* BEGIN Extracted records *

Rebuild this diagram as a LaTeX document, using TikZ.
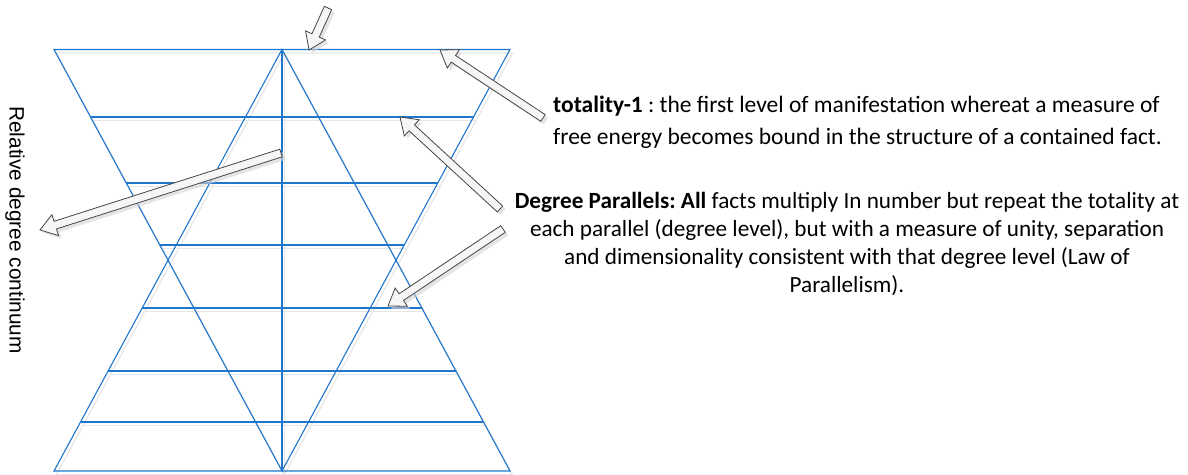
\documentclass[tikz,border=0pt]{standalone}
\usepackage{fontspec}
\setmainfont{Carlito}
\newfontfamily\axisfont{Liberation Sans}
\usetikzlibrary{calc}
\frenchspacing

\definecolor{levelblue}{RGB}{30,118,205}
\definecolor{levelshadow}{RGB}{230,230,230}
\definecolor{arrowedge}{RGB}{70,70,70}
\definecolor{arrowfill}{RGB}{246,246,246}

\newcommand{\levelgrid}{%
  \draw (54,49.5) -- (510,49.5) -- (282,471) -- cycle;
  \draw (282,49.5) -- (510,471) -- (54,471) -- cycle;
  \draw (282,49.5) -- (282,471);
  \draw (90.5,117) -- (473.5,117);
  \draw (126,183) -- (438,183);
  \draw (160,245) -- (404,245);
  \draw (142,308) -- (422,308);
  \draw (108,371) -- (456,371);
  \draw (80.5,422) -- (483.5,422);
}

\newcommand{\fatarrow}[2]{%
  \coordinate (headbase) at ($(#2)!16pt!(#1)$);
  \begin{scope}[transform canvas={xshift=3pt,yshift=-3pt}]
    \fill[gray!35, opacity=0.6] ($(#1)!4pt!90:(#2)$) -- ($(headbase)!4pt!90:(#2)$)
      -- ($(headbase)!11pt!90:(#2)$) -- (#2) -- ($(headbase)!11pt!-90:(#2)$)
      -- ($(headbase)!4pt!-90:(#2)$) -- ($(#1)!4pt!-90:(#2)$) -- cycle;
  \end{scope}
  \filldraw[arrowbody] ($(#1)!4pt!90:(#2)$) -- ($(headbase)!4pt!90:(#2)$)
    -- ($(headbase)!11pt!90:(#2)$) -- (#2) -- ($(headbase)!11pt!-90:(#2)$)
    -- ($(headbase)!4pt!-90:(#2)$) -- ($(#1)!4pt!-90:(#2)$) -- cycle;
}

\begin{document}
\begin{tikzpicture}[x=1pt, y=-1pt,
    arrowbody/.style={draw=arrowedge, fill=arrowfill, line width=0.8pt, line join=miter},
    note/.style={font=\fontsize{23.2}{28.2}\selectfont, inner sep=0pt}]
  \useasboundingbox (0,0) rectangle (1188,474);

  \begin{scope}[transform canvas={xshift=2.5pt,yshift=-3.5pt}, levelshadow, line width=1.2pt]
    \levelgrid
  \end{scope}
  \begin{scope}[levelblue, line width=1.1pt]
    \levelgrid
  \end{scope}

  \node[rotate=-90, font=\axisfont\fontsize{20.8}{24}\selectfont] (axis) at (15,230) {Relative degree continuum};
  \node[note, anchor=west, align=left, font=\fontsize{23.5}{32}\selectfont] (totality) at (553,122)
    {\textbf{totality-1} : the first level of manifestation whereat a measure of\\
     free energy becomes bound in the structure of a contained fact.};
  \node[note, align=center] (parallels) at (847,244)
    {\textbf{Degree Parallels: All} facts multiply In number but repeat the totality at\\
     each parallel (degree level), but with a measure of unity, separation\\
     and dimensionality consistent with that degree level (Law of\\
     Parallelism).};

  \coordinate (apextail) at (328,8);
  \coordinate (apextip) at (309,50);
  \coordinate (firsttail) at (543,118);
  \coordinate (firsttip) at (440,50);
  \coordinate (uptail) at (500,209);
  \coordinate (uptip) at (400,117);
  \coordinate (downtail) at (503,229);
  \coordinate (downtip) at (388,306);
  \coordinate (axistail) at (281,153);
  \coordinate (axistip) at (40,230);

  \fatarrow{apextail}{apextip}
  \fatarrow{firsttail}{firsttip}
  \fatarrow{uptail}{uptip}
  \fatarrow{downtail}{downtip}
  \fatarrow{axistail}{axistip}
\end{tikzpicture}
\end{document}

* END Extracted records *
* BEGIN Extracted records *

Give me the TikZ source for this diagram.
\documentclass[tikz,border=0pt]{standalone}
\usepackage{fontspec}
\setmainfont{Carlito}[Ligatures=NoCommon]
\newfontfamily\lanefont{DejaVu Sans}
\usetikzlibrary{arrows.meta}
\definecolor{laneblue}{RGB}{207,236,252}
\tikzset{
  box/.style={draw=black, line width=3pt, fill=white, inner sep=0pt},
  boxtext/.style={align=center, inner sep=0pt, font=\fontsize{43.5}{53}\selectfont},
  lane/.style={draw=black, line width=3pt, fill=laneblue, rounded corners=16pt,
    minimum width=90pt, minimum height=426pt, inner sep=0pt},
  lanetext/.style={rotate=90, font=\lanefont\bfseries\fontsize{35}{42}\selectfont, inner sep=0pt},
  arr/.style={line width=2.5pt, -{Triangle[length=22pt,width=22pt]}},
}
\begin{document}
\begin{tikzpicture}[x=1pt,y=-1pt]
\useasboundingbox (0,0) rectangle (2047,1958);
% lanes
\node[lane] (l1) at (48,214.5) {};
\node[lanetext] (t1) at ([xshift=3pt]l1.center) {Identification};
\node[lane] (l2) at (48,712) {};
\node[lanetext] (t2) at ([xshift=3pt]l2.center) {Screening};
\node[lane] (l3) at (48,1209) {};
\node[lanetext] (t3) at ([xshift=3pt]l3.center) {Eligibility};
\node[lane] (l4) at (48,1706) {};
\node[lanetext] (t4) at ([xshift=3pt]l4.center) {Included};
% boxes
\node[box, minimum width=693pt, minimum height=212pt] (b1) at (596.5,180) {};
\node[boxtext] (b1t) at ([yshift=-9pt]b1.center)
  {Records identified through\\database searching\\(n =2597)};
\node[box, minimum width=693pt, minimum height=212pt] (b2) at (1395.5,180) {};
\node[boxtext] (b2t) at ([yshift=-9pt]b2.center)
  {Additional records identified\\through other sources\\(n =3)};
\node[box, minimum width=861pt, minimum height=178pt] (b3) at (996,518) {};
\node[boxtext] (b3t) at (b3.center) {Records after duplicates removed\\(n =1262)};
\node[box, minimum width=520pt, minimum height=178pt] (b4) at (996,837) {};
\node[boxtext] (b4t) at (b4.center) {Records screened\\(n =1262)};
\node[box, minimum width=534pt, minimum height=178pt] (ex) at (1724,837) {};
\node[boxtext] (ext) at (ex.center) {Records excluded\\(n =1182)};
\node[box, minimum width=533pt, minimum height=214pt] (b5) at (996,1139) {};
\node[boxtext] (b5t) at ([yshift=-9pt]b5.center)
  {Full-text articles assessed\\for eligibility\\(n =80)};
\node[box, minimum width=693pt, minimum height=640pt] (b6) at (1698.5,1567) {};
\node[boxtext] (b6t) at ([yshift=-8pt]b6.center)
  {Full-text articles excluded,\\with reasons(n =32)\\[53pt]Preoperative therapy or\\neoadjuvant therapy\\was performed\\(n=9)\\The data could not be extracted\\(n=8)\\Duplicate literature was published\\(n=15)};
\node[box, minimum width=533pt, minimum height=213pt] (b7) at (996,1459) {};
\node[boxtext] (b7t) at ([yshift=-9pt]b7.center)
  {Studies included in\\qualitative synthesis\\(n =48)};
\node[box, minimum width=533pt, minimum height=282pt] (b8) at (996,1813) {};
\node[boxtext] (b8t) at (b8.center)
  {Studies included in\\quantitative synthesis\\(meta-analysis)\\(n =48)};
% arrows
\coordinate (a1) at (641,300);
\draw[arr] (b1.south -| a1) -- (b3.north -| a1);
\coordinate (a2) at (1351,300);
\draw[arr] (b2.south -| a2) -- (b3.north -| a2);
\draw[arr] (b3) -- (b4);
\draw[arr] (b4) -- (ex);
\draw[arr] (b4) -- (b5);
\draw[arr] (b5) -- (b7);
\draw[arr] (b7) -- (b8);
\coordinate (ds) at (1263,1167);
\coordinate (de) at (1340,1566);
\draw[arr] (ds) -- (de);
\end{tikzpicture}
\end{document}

* END Extracted records *
* BEGIN Extracted records *

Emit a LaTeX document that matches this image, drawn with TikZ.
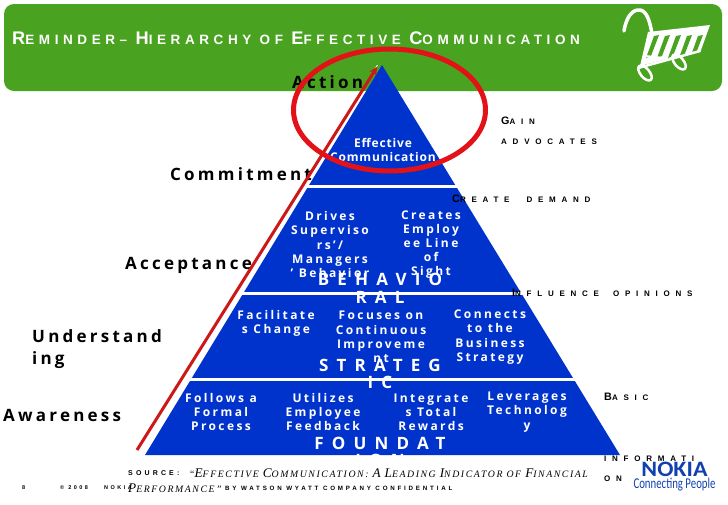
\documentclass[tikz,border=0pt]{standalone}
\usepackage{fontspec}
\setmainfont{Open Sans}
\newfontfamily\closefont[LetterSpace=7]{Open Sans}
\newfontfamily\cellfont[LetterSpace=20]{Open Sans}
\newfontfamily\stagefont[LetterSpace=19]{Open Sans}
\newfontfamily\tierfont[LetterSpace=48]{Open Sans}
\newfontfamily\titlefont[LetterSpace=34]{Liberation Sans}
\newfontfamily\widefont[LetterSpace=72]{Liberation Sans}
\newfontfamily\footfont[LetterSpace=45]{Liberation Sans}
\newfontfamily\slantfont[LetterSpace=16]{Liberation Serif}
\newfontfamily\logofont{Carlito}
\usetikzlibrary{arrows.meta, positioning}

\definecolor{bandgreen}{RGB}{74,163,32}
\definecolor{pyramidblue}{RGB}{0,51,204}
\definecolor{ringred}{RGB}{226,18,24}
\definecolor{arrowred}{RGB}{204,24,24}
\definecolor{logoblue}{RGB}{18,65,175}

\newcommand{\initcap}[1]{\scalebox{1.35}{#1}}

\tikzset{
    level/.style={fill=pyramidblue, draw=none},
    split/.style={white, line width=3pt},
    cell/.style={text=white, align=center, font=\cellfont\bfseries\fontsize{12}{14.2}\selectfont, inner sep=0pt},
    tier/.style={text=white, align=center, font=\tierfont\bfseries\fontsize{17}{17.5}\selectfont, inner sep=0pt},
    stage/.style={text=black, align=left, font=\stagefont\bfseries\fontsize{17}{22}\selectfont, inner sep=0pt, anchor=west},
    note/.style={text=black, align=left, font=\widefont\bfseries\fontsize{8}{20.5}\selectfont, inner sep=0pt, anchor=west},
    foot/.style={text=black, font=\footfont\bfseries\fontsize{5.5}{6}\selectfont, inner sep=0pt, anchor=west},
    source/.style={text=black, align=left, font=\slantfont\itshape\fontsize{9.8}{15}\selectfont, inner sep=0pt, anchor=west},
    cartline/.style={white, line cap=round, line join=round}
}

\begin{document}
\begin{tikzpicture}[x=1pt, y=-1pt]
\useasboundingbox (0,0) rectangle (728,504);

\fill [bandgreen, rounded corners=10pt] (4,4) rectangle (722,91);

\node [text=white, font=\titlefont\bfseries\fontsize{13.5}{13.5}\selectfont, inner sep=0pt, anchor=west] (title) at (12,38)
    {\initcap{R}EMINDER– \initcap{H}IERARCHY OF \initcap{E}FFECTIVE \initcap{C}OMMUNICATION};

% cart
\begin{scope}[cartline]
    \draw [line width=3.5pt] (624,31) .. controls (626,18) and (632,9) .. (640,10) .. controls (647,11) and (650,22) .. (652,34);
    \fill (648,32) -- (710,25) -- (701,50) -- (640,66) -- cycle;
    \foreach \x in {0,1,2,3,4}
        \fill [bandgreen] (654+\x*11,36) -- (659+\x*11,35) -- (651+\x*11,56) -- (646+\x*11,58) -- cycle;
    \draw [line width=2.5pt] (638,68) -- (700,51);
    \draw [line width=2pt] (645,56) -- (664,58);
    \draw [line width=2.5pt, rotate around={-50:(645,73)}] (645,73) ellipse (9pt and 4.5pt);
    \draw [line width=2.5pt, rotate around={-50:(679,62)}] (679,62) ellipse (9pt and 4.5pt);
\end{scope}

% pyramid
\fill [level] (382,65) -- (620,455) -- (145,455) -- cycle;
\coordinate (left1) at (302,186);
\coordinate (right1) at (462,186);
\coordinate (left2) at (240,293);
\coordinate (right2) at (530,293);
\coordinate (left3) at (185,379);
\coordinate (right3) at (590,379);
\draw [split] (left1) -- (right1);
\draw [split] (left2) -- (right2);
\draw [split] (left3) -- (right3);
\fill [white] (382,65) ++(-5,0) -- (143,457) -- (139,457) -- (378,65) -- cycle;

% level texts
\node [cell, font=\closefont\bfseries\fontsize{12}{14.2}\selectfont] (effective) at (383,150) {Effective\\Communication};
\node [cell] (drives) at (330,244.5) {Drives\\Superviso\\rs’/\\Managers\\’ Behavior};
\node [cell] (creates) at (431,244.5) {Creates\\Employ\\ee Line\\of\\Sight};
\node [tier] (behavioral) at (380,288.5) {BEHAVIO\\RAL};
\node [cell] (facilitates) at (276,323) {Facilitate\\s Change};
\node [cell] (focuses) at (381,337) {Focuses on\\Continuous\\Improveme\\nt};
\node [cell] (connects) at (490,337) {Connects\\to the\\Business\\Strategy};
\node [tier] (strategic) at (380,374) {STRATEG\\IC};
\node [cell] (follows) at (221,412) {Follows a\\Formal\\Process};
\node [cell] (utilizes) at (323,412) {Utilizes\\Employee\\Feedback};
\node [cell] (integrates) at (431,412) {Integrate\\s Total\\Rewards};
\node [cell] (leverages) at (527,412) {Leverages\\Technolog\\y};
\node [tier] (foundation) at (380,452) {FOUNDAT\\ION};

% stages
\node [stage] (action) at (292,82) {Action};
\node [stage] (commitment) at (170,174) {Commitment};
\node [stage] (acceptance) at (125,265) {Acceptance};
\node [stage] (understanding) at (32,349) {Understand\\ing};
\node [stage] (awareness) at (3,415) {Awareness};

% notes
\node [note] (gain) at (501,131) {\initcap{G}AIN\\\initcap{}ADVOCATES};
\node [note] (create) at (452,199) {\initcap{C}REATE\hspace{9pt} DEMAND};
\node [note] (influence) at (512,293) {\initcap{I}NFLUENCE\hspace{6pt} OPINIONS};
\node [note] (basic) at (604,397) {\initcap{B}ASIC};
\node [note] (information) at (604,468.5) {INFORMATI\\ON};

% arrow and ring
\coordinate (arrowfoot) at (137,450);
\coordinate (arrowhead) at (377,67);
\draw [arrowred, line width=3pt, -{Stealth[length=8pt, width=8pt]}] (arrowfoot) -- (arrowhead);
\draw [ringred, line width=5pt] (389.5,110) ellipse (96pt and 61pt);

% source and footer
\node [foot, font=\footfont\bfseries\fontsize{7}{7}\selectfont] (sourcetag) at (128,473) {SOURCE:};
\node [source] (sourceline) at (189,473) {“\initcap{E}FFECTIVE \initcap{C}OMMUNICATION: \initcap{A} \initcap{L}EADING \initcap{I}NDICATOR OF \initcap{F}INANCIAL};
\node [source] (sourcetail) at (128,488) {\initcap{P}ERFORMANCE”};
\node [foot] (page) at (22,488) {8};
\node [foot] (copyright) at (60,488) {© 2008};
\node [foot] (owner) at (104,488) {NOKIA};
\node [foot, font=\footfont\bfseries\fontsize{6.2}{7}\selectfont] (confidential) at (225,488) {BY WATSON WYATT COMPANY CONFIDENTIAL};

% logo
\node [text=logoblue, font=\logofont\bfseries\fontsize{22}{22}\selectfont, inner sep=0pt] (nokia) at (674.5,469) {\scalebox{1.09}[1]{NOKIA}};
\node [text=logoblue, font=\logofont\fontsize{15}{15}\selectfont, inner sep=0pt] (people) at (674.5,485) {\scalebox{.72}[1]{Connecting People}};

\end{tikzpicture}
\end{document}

* END Extracted records *

Copy out every line in the listing where the word "diagram" appears.

Rebuild this diagram as a LaTeX document, using TikZ.
Give me the TikZ source for this diagram.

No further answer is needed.